The second option is bulk, in some (rare) small shops where all the chemical ingredients are available. You buy what you need and mix everything at home.
In both cases you can also recycle the bag, which I'm not sure applies to the US canister.
This is the reason that for the first time ever I am considering developing a price book. I am a darned frugal shopper, and I menu plan and do good comparison shopping. But this trickiness is making everything more complicated. I need to develop a method to outsmart them.
Is the other issue that if exposure to air makes the product go bad, they should have shrunken the can to fit the ingredients? I'm racking my brain on those last 1-2 logic holes :)
The average consumer wouldn't see the difference in weight at first glance, since most rely on package size rather than read the weight. The argument that it is for the consumer doesn't hold up if the consumer doesn't notice the difference.
We've nailed a couple of key logic holes in the company's argument, plus a reason I hadn't even thought of (Nathalie's comment).
Here are the logic holes as I see them:
1) Just because consumers want a smaller can doesn't necessarily mean they want a smaller can at a 23% higher per-unit price. This can could--and probably should--be sold at a lower price. This goes to Alex's point.
2) Nathalie's point: If the company is telling the truth that customers really wanted a smaller can, why aren't they promoting that smaller can? Why doesn't the can say, "Now in a new smaller size!" Ah, but then they wouldn't be able to have a "stealth" price hike, would they?
3) The other logic hole that I haven't seen anybody raise: If baking powder supposedly often goes bad before consumers use the whole container, why have they been selling 10 ounce cans for the past 20 years? Why make the unit volume cut now? And why cut down the volume by just an incremental 1.9 ounces? If this is a real reason, why don't they sell half-size cans, or quarter size cans?
4) Finally, there's this: When does baking powder really go bad? Seriously. It's a mix of ingredients that--let's face it--is highly chemically stable. I'm sure at some point the stuff will lose some efficacy, but I have repeatedly used baking powder that's been sitting in my cupboard for years (and I mean years) with no problems whatsoever. Do people really find that baking powder goes bad in 6-8 months, or is it merely in the company's interest to recommend this?
If anyone has any other thoughts, please share them!
DK
I thought about the expiry date, but to tell the truth I don't really know how much time I keep products like that in my pantry. If it works, it's still good! I don't think I ever wasted baking powder because it was too old, and I don't bake all that much (a dozen of muffins per week, but other than that only holidays and birthdays). Out of curiosity I checked my baking powder; the only brand I can get here sells in in 200g and 450g and it says it will keep for 2 years (no distinction between open or not). I usually buy the 450g (less plastic waste) and probably use it over a year or so, though again, I have no idea how much time this type of products stays in my pantry.
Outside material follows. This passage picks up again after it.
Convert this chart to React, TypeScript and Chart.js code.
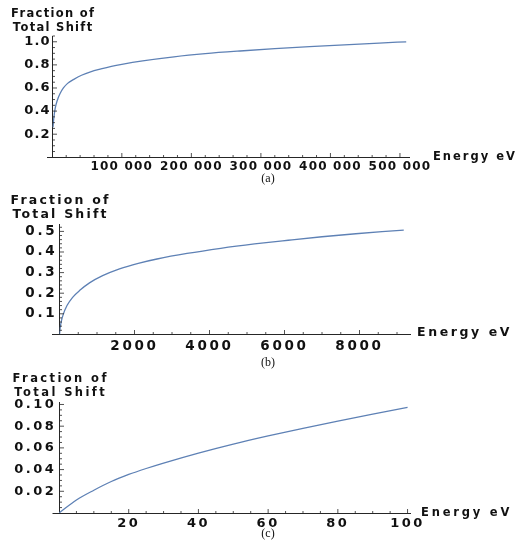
import React, { useEffect, useRef } from "react";
import { Chart, registerables } from "chart.js";

Chart.register(...registerables);

// ---------------- data ----------------
// (a) wide range
const ENERGY_A = [1000, 2000, 4000, 7000, 11000, 16000, 22000, 31000, 42000, 55000, 70000, 85000, 100000, 130000, 175000, 220000, 270000, 320000, 370000, 420000, 470000, 509000];
const FRACTION_A = [0.26, 0.33, 0.42, 0.49, 0.55, 0.6, 0.64, 0.675, 0.71, 0.74, 0.765, 0.787, 0.805, 0.835, 0.87, 0.897, 0.92, 0.94, 0.958, 0.974, 0.989, 1.0];
const X_TICKS_A = [100000, 200000, 300000, 400000, 500000];
const X_LABELS_A = ["100 000", "200 000", "300 000", "400 000", "500 000"];
const Y_TICKS_A = [0.2, 0.4, 0.6, 0.8, 1.0];
const Y_LABELS_A = ["0.2", "0.4", "0.6", "0.8", "1.0"];

// (b) medium range
const ENERGY_B = [0, 20, 50, 100, 200, 350, 550, 800, 1150, 1600, 2100, 2600, 3400, 4300, 5200, 6100, 7000, 7900, 8600, 9180];
const FRACTION_B = [0, 0.035, 0.064, 0.097, 0.14, 0.18, 0.215, 0.25, 0.285, 0.318, 0.345, 0.366, 0.393, 0.418, 0.439, 0.457, 0.474, 0.4885, 0.4985, 0.506];
const X_TICKS_B = [2000, 4000, 6000, 8000];
const X_LABELS_B = ["2000", "4000", "6000", "8000"];
const Y_TICKS_B = [0.1, 0.2, 0.3, 0.4, 0.5];
const Y_LABELS_B = ["0.1", "0.2", "0.3", "0.4", "0.5"];

// (c) low range
const ENERGY_C = [0, 5, 10, 15, 20, 25, 30, 40, 50, 60, 70, 80, 90, 100];
const FRACTION_C = [0, 0.012, 0.021, 0.029, 0.0355, 0.041, 0.046, 0.0552, 0.0635, 0.071, 0.078, 0.0847, 0.0912, 0.0973];
const X_TICKS_C = [20, 40, 60, 80, 100];
const X_LABELS_C = ["20", "40", "60", "80", "100"];
const Y_TICKS_C = [0.02, 0.04, 0.06, 0.08, 0.1];
const Y_LABELS_C = ["0.02", "0.04", "0.06", "0.08", "0.10"];

const Y_TITLE = ["Fraction of", "Total Shift"];
const X_TITLE = "Energy eV";
const CAPTIONS = ["(a)", "(b)", "(c)"];

// ---------------- styling / layout ----------------
const W = 527;
const FAMILY = '"DejaVu Sans", sans-serif';
const AXIS_COLOR = "#262626";
const LINE_COLOR = "rgb(94,129,181)";
const TEXT_COLOR = "#111111";
const MAJOR_LEN = 4.5;
const MINOR_LEN = 2.5;

const PANELS = [
  {
    energy: ENERGY_A, fraction: FRACTION_A,
    xTicks: X_TICKS_A, xLabels: X_LABELS_A, yTicks: Y_TICKS_A, yLabels: Y_LABELS_A,
    xMax: 513000, yMax: 1.05, xMinor: 20000, yMinor: 0.05,
    top: 0, height: 172,
    area: { left: 52.3, right: 409, top: 36, bottom: 157.3 },
    ext: 5.5,
    xFont: 12, yFont: 13, tickLs: 1.2, yPad: 1.5, xPad: 2.5,
    titleFont: 11.5, titleLs: 1.3, titleBase: [16.7, 30.7],
    energyX: 433, energyBase: 160.1, energyFont: 11.5, energyLs: 2,
    captionY: 177.5,
  },
  {
    energy: ENERGY_B, fraction: FRACTION_B,
    xTicks: X_TICKS_B, xLabels: X_LABELS_B, yTicks: Y_TICKS_B, yLabels: Y_LABELS_B,
    xMax: 9365, yMax: 0.533, xMinor: 500, yMinor: 0.02,
    top: 175, height: 190,
    area: { left: 59.5, right: 410.7, top: 224.6, bottom: 334.4 },
    ext: 7.5,
    xFont: 13.5, yFont: 13.5, tickLs: 2.7, yPad: 2.2, xPad: 4.2,
    titleFont: 12.5, titleLs: 2.2, titleBase: [204.3, 218.3],
    energyX: 417, energyBase: 336, energyFont: 12.5, energyLs: 2.6,
    captionY: 361.5,
  },
  {
    energy: ENERGY_C, fraction: FRACTION_C,
    xTicks: X_TICKS_C, xLabels: X_LABELS_C, yTicks: Y_TICKS_C, yLabels: Y_LABELS_C,
    xMax: 100.7, yMax: 0.102, xMinor: 5, yMinor: 0.005,
    top: 365, height: 165,
    area: { left: 59, right: 410, top: 402.3, bottom: 513 },
    ext: 7,
    xFont: 13, yFont: 13, tickLs: 2.5, yPad: 2.6, xPad: 3.1,
    titleFont: 11.5, titleLs: 2.4, titleBase: [381.7, 396],
    energyX: 421, energyBase: 515.5, energyFont: 11.5, energyLs: 2.8,
    captionY: 533,
  },
];

const alignPx = (v: number) => Math.round(v - 0.5) + 0.5;

function Panel({ p }: { p: any }) {
  const ref = useRef<HTMLCanvasElement | null>(null);

  useEffect(() => {
    const canvas = ref.current;
    if (!canvas) return;
    const a = p.area;
    const areaTop = a.top - p.top;
    const areaBottom = a.bottom - p.top;

    const plugin = {
      id: "mathAxes",
      beforeLayout(chart: any) {
        chart.ctx.letterSpacing = p.tickLs + "px";
      },
      beforeDraw(chart: any) {
        chart.ctx.letterSpacing = p.tickLs + "px";
      },
      afterDraw(chart: any) {
        const ctx = chart.ctx;
        const xs = chart.scales.x;
        const ys = chart.scales.y;
        const x0 = alignPx(xs.getPixelForValue(0));
        const y0 = alignPx(ys.getPixelForValue(0));
        ctx.save();
        ctx.letterSpacing = "0px";
        ctx.strokeStyle = AXIS_COLOR;
        ctx.lineWidth = 1;
        ctx.beginPath();
        ctx.moveTo(x0 - p.ext, y0);
        ctx.lineTo(x0, y0);
        ctx.stroke();

        ctx.lineWidth = 0.8;
        ctx.beginPath();
        const isMajor = (v: number, majors: number[], step: number) =>
          majors.some((m) => Math.abs(m - v) < step * 1e-3);
        p.xTicks.forEach((v: number) => {
          const px = xs.getPixelForValue(v);
          ctx.moveTo(px, y0);
          ctx.lineTo(px, y0 - MAJOR_LEN);
        });
        for (let i = 1; i * p.xMinor <= p.xMax; i++) {
          const v = i * p.xMinor;
          if (isMajor(v, p.xTicks, p.xMinor)) continue;
          const px = xs.getPixelForValue(v);
          ctx.moveTo(px, y0);
          ctx.lineTo(px, y0 - MINOR_LEN);
        }
        p.yTicks.forEach((v: number) => {
          const py = ys.getPixelForValue(v);
          ctx.moveTo(x0, py);
          ctx.lineTo(x0 + MAJOR_LEN, py);
        });
        for (let i = 1; i * p.yMinor <= p.yMax; i++) {
          const v = i * p.yMinor;
          if (isMajor(v, p.yTicks, p.yMinor)) continue;
          const py = ys.getPixelForValue(v);
          ctx.moveTo(x0, py);
          ctx.lineTo(x0 + MINOR_LEN, py);
        }
        ctx.stroke();

        ctx.fillStyle = TEXT_COLOR;
        ctx.font = `bold ${p.titleFont}px ${FAMILY}`;
        ctx.letterSpacing = p.titleLs + "px";
        ctx.textAlign = "center";
        ctx.textBaseline = "alphabetic";
        Y_TITLE.forEach((t, i) => {
          ctx.fillText(t, x0 + p.titleLs / 2, p.titleBase[i] - p.top);
        });
        ctx.font = `bold ${p.energyFont}px ${FAMILY}`;
        ctx.letterSpacing = p.energyLs + "px";
        ctx.textAlign = "left";
        ctx.fillText(X_TITLE, p.energyX, p.energyBase - p.top);
        ctx.restore();
      },
    };

    const chart = new Chart(canvas, {
      type: "line",
      data: {
        datasets: [
          {
            data: p.energy.map((e: number, i: number) => ({ x: e, y: p.fraction[i] })),
            borderColor: LINE_COLOR,
            borderWidth: 1.3,
            pointRadius: 0,
            fill: false,
            cubicInterpolationMode: "monotone",
          },
        ],
      },
      options: {
        responsive: false,
        animation: false,
        events: [],
        layout: { padding: { left: 0, top: areaTop, right: W - a.right, bottom: 0 } },
        plugins: {
          legend: { display: false },
          tooltip: { enabled: false },
          title: { display: false },
        },
        scales: {
          x: {
            type: "linear",
            min: 0,
            max: p.xMax,
            bounds: "data",
            grid: { display: false, drawTicks: false, tickLength: 0 },
            border: { display: true, color: AXIS_COLOR, width: 1 },
            afterBuildTicks: (s: any) => {
              s.ticks = p.xTicks.map((v: number) => ({ value: v }));
            },
            afterFit: (s: any) => {
              s.height = p.height - areaBottom;
            },
            ticks: {
              autoSkip: false,
              maxRotation: 0,
              minRotation: 0,
              padding: p.xPad,
              color: TEXT_COLOR,
              font: { family: FAMILY, size: p.xFont, weight: "bold" },
              callback: (_v: any, i: number) => p.xLabels[i],
            },
          },
          y: {
            type: "linear",
            min: 0,
            max: p.yMax,
            bounds: "data",
            grid: { display: false, drawTicks: false, tickLength: 0 },
            border: { display: true, color: AXIS_COLOR, width: 1 },
            afterBuildTicks: (s: any) => {
              s.ticks = p.yTicks.map((v: number) => ({ value: v }));
            },
            afterFit: (s: any) => {
              s.width = a.left;
            },
            ticks: {
              autoSkip: false,
              padding: p.yPad,
              color: TEXT_COLOR,
              font: { family: FAMILY, size: p.yFont, weight: "bold" },
              callback: (_v: any, i: number) => p.yLabels[i],
            },
          },
        },
      } as any,
      plugins: [plugin as any],
    });
    return () => chart.destroy();
  }, [p]);

  return (
    <canvas
      ref={ref}
      width={W}
      height={p.height}
      style={{ position: "absolute", left: 0, top: p.top, width: W, height: p.height }}
    />
  );
}

export default function App() {
  return (
    <div
      style={{
        position: "absolute",
        left: 0,
        top: 0,
        width: W,
        height: 550,
        background: "#ffffff",
        overflow: "hidden",
      }}
    >
      {PANELS.map((p, i) => (
        <Panel key={i} p={p} />
      ))}
      {PANELS.map((p, i) => (
        <div
          key={"c" + i}
          style={{
            position: "absolute",
            left: 248,
            width: 40,
            top: p.captionY - 7,
            height: 14,
            lineHeight: "14px",
            textAlign: "center",
            fontFamily: '"Liberation Serif", "Times New Roman", serif',
            fontSize: 12,
            color: "#111",
          }}
        >
          {CAPTIONS[i]}
        </div>
      ))}
    </div>
  );
}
Agreed Daniel, there's something fishy about the way they simply snuck it in. Even the can looks like it's the same size as before (but with less contents), as though they're hoping no one notices. Unless of course you read the label ;)
I've got a can that has to be eight years old sitting in my cupboard and I've been using it all along without incident.
I think it's time I did a test, and compared a batch of Cornbread made with the old and the new baking powder. It'll be interesting to see if there's any difference.
DK
Every time I visit my parents I make a few things that require baking powder. They haven't bought a new can in YEARS. I didn't realize that my biscuits should actually RISE until I splurged on a fresh can upon returning home and finding out what was wrong with my tried-and-true recipe. Conclusion --- their baking powder wasn't "good" any more. My biscuit recipe still rocks!